How often should interest compound for maximum growth?
More frequent compounding yields slightly higher returns, all else being equal. Daily compounding will produce marginally better results than monthly, which is better than quarterly, and so on. However, the difference becomes less significant with higher interest rates. For most practical purposes, monthly compounding is nearly as effective as daily, and the difference is typically less than 0.1% annually for reasonable interest rates.
Can I use this calculator for different types of investments?
Yes, this calculator works for any investment where returns compound over time. Common applications include:
- Stock market investments (individual stocks, ETFs, mutual funds)
- Retirement accounts (401k, IRA, Roth IRA)
- Savings accounts and CDs (though returns are typically lower)
- Real estate investments (using expected annualized returns)
- Education savings plans (529 accounts)
How do fees impact compound returns over time?
Investment fees have a surprisingly large impact on compound returns due to their compounding effect over time. For example, a 1% annual fee on a portfolio earning 7% effectively reduces your net return to 6%. Over 30 years, this could reduce your final balance by 25% or more compared to a no-fee scenario. Always pay attention to expense ratios, advisory fees, and other costs that erode your compounding potential. Even small differences in fees add up significantly over decades.
What’s the best strategy for catching up if I started investing late?
If you’re starting later in life, consider these strategies to maximize your compounding potential:
- Increase your savings rate aggressively (aim for 20-30% of income if possible)
- Extend your retirement timeline by 2-5 years to give compounding more time
- Consider working with a financial advisor to optimize your asset allocation
- Maximize all available tax-advantaged accounts first
- Focus on increasing your income to enable higher contributions
- Be slightly more aggressive with your asset allocation (within your risk tolerance)
- Consider part-time work in retirement to reduce withdrawal needs
How does inflation affect compound interest calculations?
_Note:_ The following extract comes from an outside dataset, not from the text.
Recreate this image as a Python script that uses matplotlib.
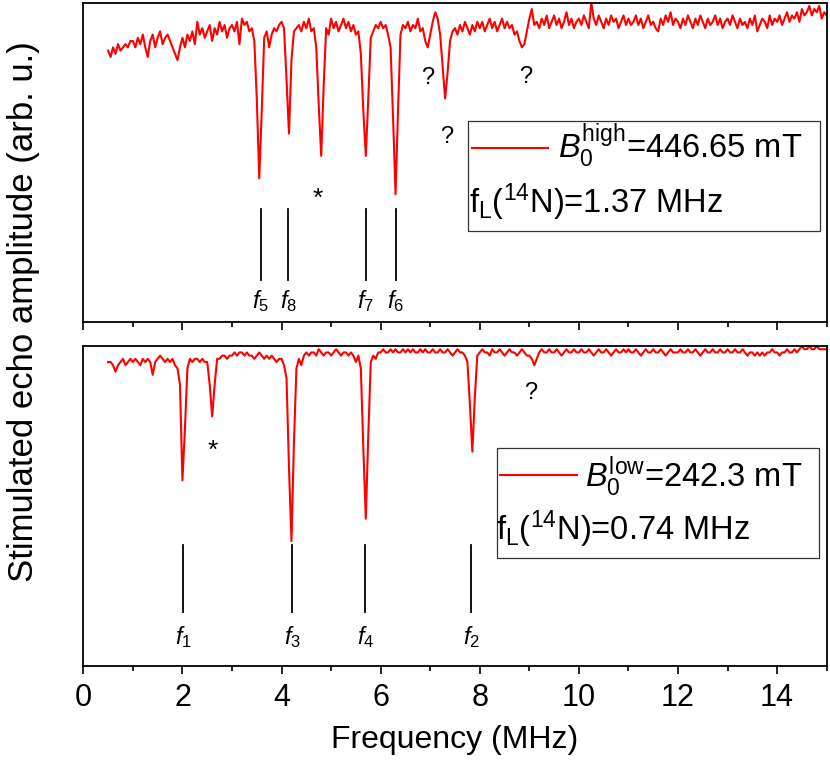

Inflation erodes the purchasing power of your money over time. While this calculator shows nominal returns, it’s important to consider real (inflation-adjusted) returns for true purchasing power. Historically, inflation has averaged about 3% annually. To estimate real returns, subtract the inflation rate from your nominal return. For example, 7% nominal return with 3% inflation equals 4% real return. Many financial planners use 4-5% as a reasonable real return assumption for long-term planning.